My conceptual idea, and subsequent design for a workflow engine in the PSIM solution came about as a requirement to perform several repeated actions on a device in response to a trigger. The specific test requirement was to turn a number of digital outs connected to LED's on and off 3 times. The digit out's were part of an ADAM 6050 box, however the design had to be flexible enough to allow any operation against any object in the system (the next use case being to move a PTZ camera between presets).
The concept and design came to me whilst on a train at Egham station, heading into London Waterloo and in true brainwave fashion was written on the back of an envelope. This was written in .Net 1.1 and predated the Workflow solution introduced by Microsoft in .Net 3.0 in 2005 by a couple of years giving a good USP to the product ahead of the competition.
Each response plan (workflow) step object is very simple and with an interface of the usual Id, Label etc. and importantly a collection of Id's that keys off to the next step to be executed. The collection allows the step to perform conditional operations and to take a different route depending on the internal result when the step is executed. Having a collection also allowed the workflow engine to provide concurrent execution of steps within the same workflow, by providing a splitter step which would spawn off all the execution paths that would later all reconnect to one execution path by using a joining step.
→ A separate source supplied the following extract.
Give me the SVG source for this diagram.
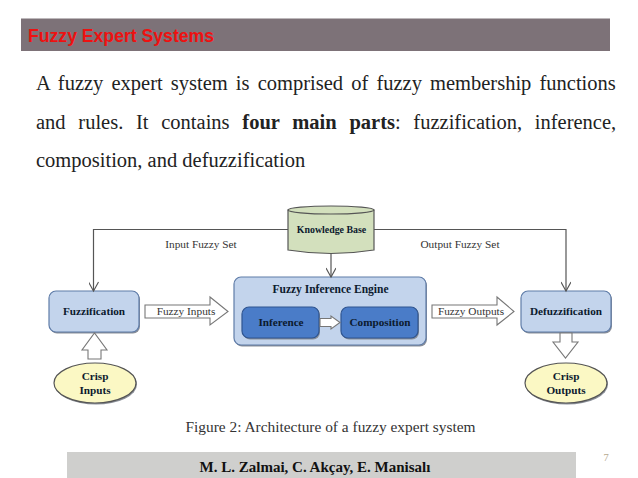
<svg xmlns="http://www.w3.org/2000/svg" width="638" height="478" viewBox="0 0 638 478">
<style>
text{font-family:"Liberation Serif",serif;fill:#111}
.body{font-size:20.5px;fill:#222}
.b{font-weight:bold}
.lab{font-size:11.3px;fill:#333;text-anchor:middle}
.nl{font-size:11.2px;font-weight:bold;text-anchor:middle;fill:#0c1a2e}
.shadow{fill:#8a8f98}
.box{fill:#c3d4ec;stroke:#5f7ca8;stroke-width:1.2}
.dark{fill:#4a7cc8;stroke:#2f5590;stroke-width:1.2}
.oval{fill:#fbf8c4;stroke:#555;stroke-width:1.2}
.line{fill:none;stroke:#555;stroke-width:1.2}
.block{fill:#fff;stroke:#777;stroke-width:1.1}
</style>
<defs>
<marker id="open" markerWidth="12" markerHeight="10" refX="10" refY="5" orient="auto" markerUnits="userSpaceOnUse"><path d="M1 0L10 5L1 10" fill="none" stroke="#555" stroke-width="1.1"/></marker>
</defs>
<rect width="638" height="478" fill="#fff"/>
<rect x="21" y="18.500" width="589" height="32.500" fill="#7d7278"/>
<text x="28" y="41.500" textLength="186" lengthAdjust="spacingAndGlyphs" style="font-family:'Liberation Sans',sans-serif;font-size:18px;font-weight:bold;fill:#ee1111">Fuzzy Expert Systems</text>
<text class="body" x="36" y="90" style="word-spacing:3px">A fuzzy expert system is comprised of fuzzy membership functions</text>
<text class="body" x="36" y="128.500" style="word-spacing:7.600px">and rules. It contains <tspan class="b">four main parts</tspan>: fuzzification, inference,</text>
<text class="body" x="36" y="167">composition, and defuzzification</text>

<g id="knowledge-base">
<path d="M288 210V250Q331 257 374 250V210Z" fill="#d3e0bd" stroke="#555" stroke-width="1.200"/>
<ellipse cx="331" cy="210" rx="43" ry="4" fill="#d3e0bd" stroke="#555" stroke-width="1.200"/>
<text class="nl" x="331.500" y="233" style="font-size:9.900px">Knowledge Base</text>
</g>
<g id="fuzzification">
<rect class="shadow" x="50" y="292.500" width="90" height="41" rx="7"/>
<rect class="box" x="49" y="291" width="90" height="41" rx="7"/>
<text class="nl" x="94" y="315">Fuzzification</text>
</g>
<g id="engine">
<rect class="shadow" x="235" y="278.500" width="192" height="68" rx="7"/>
<rect class="box" x="234" y="277" width="192" height="68" rx="7"/>
<text class="nl" x="330.500" y="293" style="font-size:11.500px">Fuzzy Inference Engine</text>
</g>
<g id="inference">
<rect class="shadow" x="243" y="308" width="77" height="31.500" rx="7"/>
<rect class="dark" x="242" y="307" width="77" height="31" rx="7"/>
<text class="nl" x="281" y="326">Inference</text>
</g>
<g id="composition">
<rect class="shadow" x="342" y="308" width="77" height="31.500" rx="7"/>
<rect class="dark" x="341" y="307" width="77" height="31" rx="7"/>
<text class="nl" x="380" y="326">Composition</text>
</g>
<g id="defuzzification">
<rect class="shadow" x="522" y="292.500" width="90" height="41" rx="7"/>
<rect class="box" x="521" y="291" width="90" height="41" rx="7"/>
<text class="nl" x="566" y="315">Defuzzification</text>
</g>
<g id="crisp-inputs">
<ellipse class="shadow" cx="96" cy="384.500" rx="41" ry="20"/>
<ellipse class="oval" cx="95" cy="383" rx="41" ry="20"/>
<text class="nl" x="95" y="380">Crisp</text>
<text class="nl" x="95" y="394">Inputs</text>
</g>
<g id="crisp-outputs">
<ellipse class="shadow" cx="567" cy="384.500" rx="41" ry="20"/>
<ellipse class="oval" cx="566" cy="383" rx="41" ry="20"/>
<text class="nl" x="566" y="380">Crisp</text>
<text class="nl" x="566" y="394">Outputs</text>
</g>

<g id="connectors">
<path class="line" d="M288 229.500H93.500V291" marker-end="url(#open)"/>
<path class="line" d="M374 229.500H566V291" marker-end="url(#open)"/>
<path class="line" d="M331 253V277" marker-end="url(#open)"/>
<path class="block" d="M145 305H210V297L228 311.500L210 325V318H145Z"/>
<path class="block" d="M432 305H497V297L514 311.500L497 325V318H432Z"/>
<path class="block" d="M88 359V350H82L94.500 333L107 350H101V359Z"/>
<path class="block" d="M560 333V342H553L565.500 358L578 342H572V333Z"/>
<path class="block" d="M320 318.500H331V316L340 322.500L331 329V326.500H320Z"/>
<text class="lab" x="201" y="248">Input Fuzzy Set</text>
<text class="lab" x="460" y="248">Output Fuzzy Set</text>
<text class="lab" x="186" y="315">Fuzzy Inputs</text>
<text class="lab" x="471" y="315">Fuzzy Outputs</text>
</g>

<text x="330.500" y="432" text-anchor="middle" style="font-size:15.400px;fill:#333">Figure 2: Architecture of a fuzzy expert system</text>
<rect x="67" y="452" width="509" height="26" fill="#cfcfcd"/>
<text x="315" y="472" text-anchor="middle" style="font-size:15px;font-weight:bold">M. L. Zalmai, C. Akçay, E. Manisalı</text>
<text x="606" y="461" text-anchor="middle" style="font-size:10.500px;fill:#b5a98f">7</text>
</svg>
To provide extensible calculations and logic I incorporated a scripting language that allowed for shapes to perform all the usual Math, logic, functions etc available in .Net and also for logical evaluation to be performed to provide logic branching in the step execution.
Over time the number of process steps grew to number almost 100 as the workflow became the key feature of the product covering alarm processing, as well as handling the processing of the UI.
In a manner similar to Visual Studio, the workflow (response plan) designer provided an analytical analysis of the user designed plans and would discover, and simulate execution of all the possible paths through the workflow and give a list of design errors and warnings. The error and warning panel also provided a link which if clicked would get the user to the UI that would allow them to correct the issue.